Facts and Information About Elephants

 

There are now only two genus extant in the Elephantidae family, but this was not always the case. In the prehistoric era, there were several more – including mastodons and mammoths, each of which was rather larger than the modern elephant. We have some thousands of skeletons of these creatures, and it’s commonly theorised that it may be possible to resurrect the mammoth species via cloning – we do, after all, have access to mammoth DNA frozen and preserved in block of ice.

Elephants have the longest pregnancies of any mammal, with some lasting anything up to nearly two years. It’s thought this is largely because they need to be tall enough to reach their mother’s underside to suckle and feed – but it also means that they’re a lot less helpless at birth than most newborn mammals. They can keep up with the herd from just a few days old, and are able to stand and take a few steps from the moment they’re born.

Elephants touching each other

There is significant evidence that elephants are descended from aquatic mammals, largely because of the particular composition of their lungs.
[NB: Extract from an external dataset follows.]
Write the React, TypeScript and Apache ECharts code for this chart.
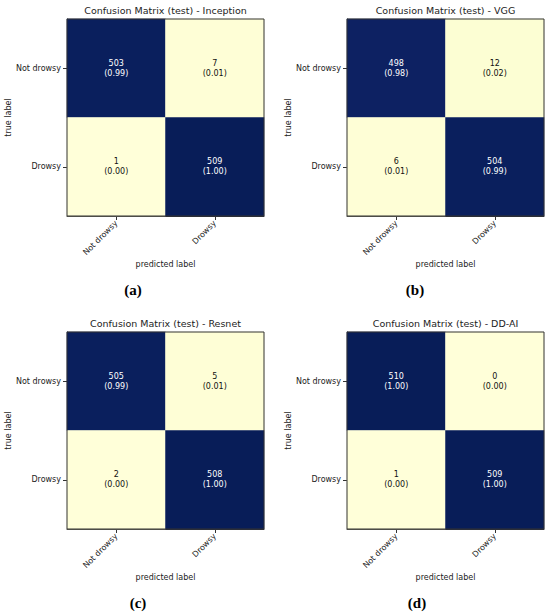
import * as echarts from "echarts";
import { useEffect, useRef } from "react";

const classes = ["Not drowsy", "Drowsy"];
const modelNames = ["Inception", "VGG", "Resnet", "DD-AI"];
const captions = ["(a)", "(b)", "(c)", "(d)"];

// counts per row = true label, column = predicted label
const inceptionCounts = [[503, 7], [1, 509]];
const vggCounts = [[498, 12], [6, 504]];
const resnetCounts = [[505, 5], [2, 508]];
const ddaiCounts = [[510, 0], [1, 509]];

// normalised values as printed under each count
const inceptionRatios = [[0.99, 0.01], [0.0, 1.0]];
const vggRatios = [[0.98, 0.02], [0.01, 0.99]];
const resnetRatios = [[0.99, 0.01], [0.0, 1.0]];
const ddaiRatios = [[1.0, 0.0], [0.0, 1.0]];

const allCounts = [inceptionCounts, vggCounts, resnetCounts, ddaiCounts];
const allRatios = [inceptionRatios, vggRatios, resnetRatios, ddaiRatios];

const FONT = "DejaVu Sans";
const ylgnbu = ["#ffffd9", "#edf8b1", "#c7e9b4", "#7fcdbb", "#41b6c4", "#1d91c0", "#225ea8", "#253494", "#081d58"];

// panel layout: matrix left/top; caption x/y
const panels = [
    { left: 67, top: 19, capX: 133, capY: 290 },
    { left: 347, top: 19, capX: 415, capY: 290 },
    { left: 67, top: 332, capX: 138, capY: 603 },
    { left: 347, top: 332, capX: 417, capY: 603 },
];
const SIZE = 197;

const App: React.FC = () => {
    const node = useRef<HTMLDivElement>(null);

    useEffect(() => {
        document.body.style.margin = "0";
        const chart = echarts.init(node.current, null, { renderer: "svg" });

        const option: echarts.EChartsOption = {
            animation: false,
            backgroundColor: "#ffffff",
            title: panels.map((p, i) => ({
                text: "Confusion Matrix (test) - " + modelNames[i],
                left: p.left + SIZE / 2,
                top: p.top - 14,
                padding: 0,
                textAlign: "center",
                textStyle: { fontFamily: FONT, fontSize: 9.5, fontWeight: "normal", color: "#222" },
            })),
            grid: panels.map((p) => ({ left: p.left, top: p.top, width: SIZE, height: SIZE })),
            xAxis: panels.map((_, i) => ({
                type: "category",
                gridIndex: i,
                data: classes,
                name: "predicted label",
                nameLocation: "middle",
                nameGap: 44,
                nameTextStyle: { fontFamily: FONT, fontSize: 8, color: "#222" },
                axisLine: { show: true, lineStyle: { color: "#333" } },
                axisTick: { show: true, alignWithLabel: true, length: 4, lineStyle: { color: "#333" } },
                axisLabel: { rotate: 45, fontFamily: FONT, fontSize: 8, color: "#222", margin: 6 },
                splitLine: { show: false },
            })),
            yAxis: panels.map((_, i) => ({
                type: "category",
                gridIndex: i,
                data: classes,
                inverse: true,
                name: "true label",
                nameLocation: "middle",
                nameGap: 52,
                nameTextStyle: { fontFamily: FONT, fontSize: 8, color: "#222" },
                axisLine: { show: true, lineStyle: { color: "#333" } },
                axisTick: { show: true, alignWithLabel: true, length: 4, lineStyle: { color: "#333" } },
                axisLabel: { fontFamily: FONT, fontSize: 8, color: "#222", margin: 6 },
                splitLine: { show: false },
            })),
            visualMap: {
                show: false,
                min: 0,
                max: 1,
                dimension: 2,
                seriesIndex: [0, 1, 2, 3],
                inRange: { color: ylgnbu },
            },
            series: panels.map((_, i) => ({
                type: "heatmap",
                xAxisIndex: i,
                yAxisIndex: i,
                data: allCounts[i].flatMap((row, r) =>
                    row.map((count, c) => ({
                        value: [c, r, allRatios[i][r][c], count],
                        label: { color: allRatios[i][r][c] > 0.5 ? "#ffffff" : "#111111" },
                    }))
                ),
                label: {
                    show: true,
                    fontFamily: FONT,
                    fontSize: 8,
                    lineHeight: 10,
                    formatter: (p: any) => `${p.value[3]}\n(${p.value[2].toFixed(2)})`,
                },
                emphasis: { disabled: true },
            })),
            graphic: [
                ...panels.map((p) => ({
                    type: "rect" as const,
                    z: 100,
                    shape: { x: p.left, y: p.top, width: SIZE, height: SIZE },
                    style: { fill: "none", stroke: "#333", lineWidth: 1 },
                    silent: true,
                })),
                ...panels.map((p, i) => ({
                    type: "text" as const,
                    z: 100,
                    x: p.capX,
                    y: p.capY,
                    style: {
                        text: captions[i],
                        fill: "#000",
                        font: "bold 15px 'Liberation Serif'",
                        textAlign: "center",
                        textVerticalAlign: "middle",
                    },
                })),
            ],
        };

        chart.setOption(option);
        return () => {
            chart.dispose();
        };
    }, []);

    return <div style={{ width: 550, height: 613 }} ref={node}></div>;
};

export default App;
Whether this theory is correct or not, it’s definitely the case that their closest evolutionary relatives are the sea cows – manatees, dugongs and other creatures of that ilk. It may alternatively be that they both evolved from an amphibious mammal of a type we no longer have or know anything very much about.

An elephant’s mouth contains 26 teeth – 12 premolars, 12 molars and their tusks designed for tearing, chewing and crushing the massive plant matter that makes up their diet. Unlike most mammals, they don’t have ‘milk teeth’ and ‘adult teeth’ – rather, their teeth fall out anything up to six times over the course of their lives and grow back again in a cyclical fashion. After the seventh falling out they don’t tend to grow back at all, meaning that elderly elephants quite often die of starvation from not being able to feed themselves sufficiently well.

Despite their massive size, elephants can walk almost noiselessly. The soft padding on the underside of their feet absorbs the noise, and even when moving quite swiftly they can maintain relative quiet. They cannot, however, run – ‘running’ has a technical definition involving having all feet off the ground simultaneously, and an elephant’s bulk renders them incapable of this. Their maximum speed is something around 18 mph.

african-elephant-300

One of the many methods of communication used by elephants is infrasound – which they emit from a membrane in their forehead, right at the join of their trunk and skull. They use this to communicate over great distances, to enable them to meet up at a set location or co-ordinate mating and copulation. It also explains how it is that herds of elephants far apart sometimes seem to move in a co-ordinated fashion.

Elephants have individual voices, just like humans – which sets them apart from the vast majority of animals, who sound almost identical to any ears. Humans can learn to tell the difference between these timbres nearly as well as elephants can. Predictably, the voices of cows and calves are generally softer and higher than those of bulls.

In just the same way as human children, baby elephants must be taught and socialised by those around them in order to grow into helpful members of elephant society. Orphaned elephants usually turn into ‘delinquents’ – but to prevent this, any herd who finds an orphaned calf will adopt it and raise it as their own. Even bull elephants will take on abandoned calves for a time, at least until they have shepherded them toward a matriarchal herd who will accept them as a member.

These delinquents can be remarkably destructive. Two specimens studied in a reserve in South Africa attacked numerous humans, killing two. They also killed 39 white rhinos. This is not at all typical elephant behaviour – they are almost always very gentle unless provoked. Thankfully, when placed with a bull elephant who was older, larger, tougher and properly raised, they responded to his authority and teaching and over time became safe to interact with and be around.

The trunk is an astonishing piece of evolutionary design. It can be used as a snorkel, or a shower, or a limb, or a hand. It has two prehensile ‘fingers’ and can be used to pluck a single berry from a twig unscathed, or pick a coin up from the ground – or tear an adult tree bodily from its roots. It contains more than forty thousand muscles, and is used for everything: for caressing a calf or hurling an enemy hundreds of feet. They also make trumpeting sounds, flick away flies, and communicate various body language messages to other elephants. Elephants even ‘hug’ with their trunks – twining them together in a surprisingly touching scene.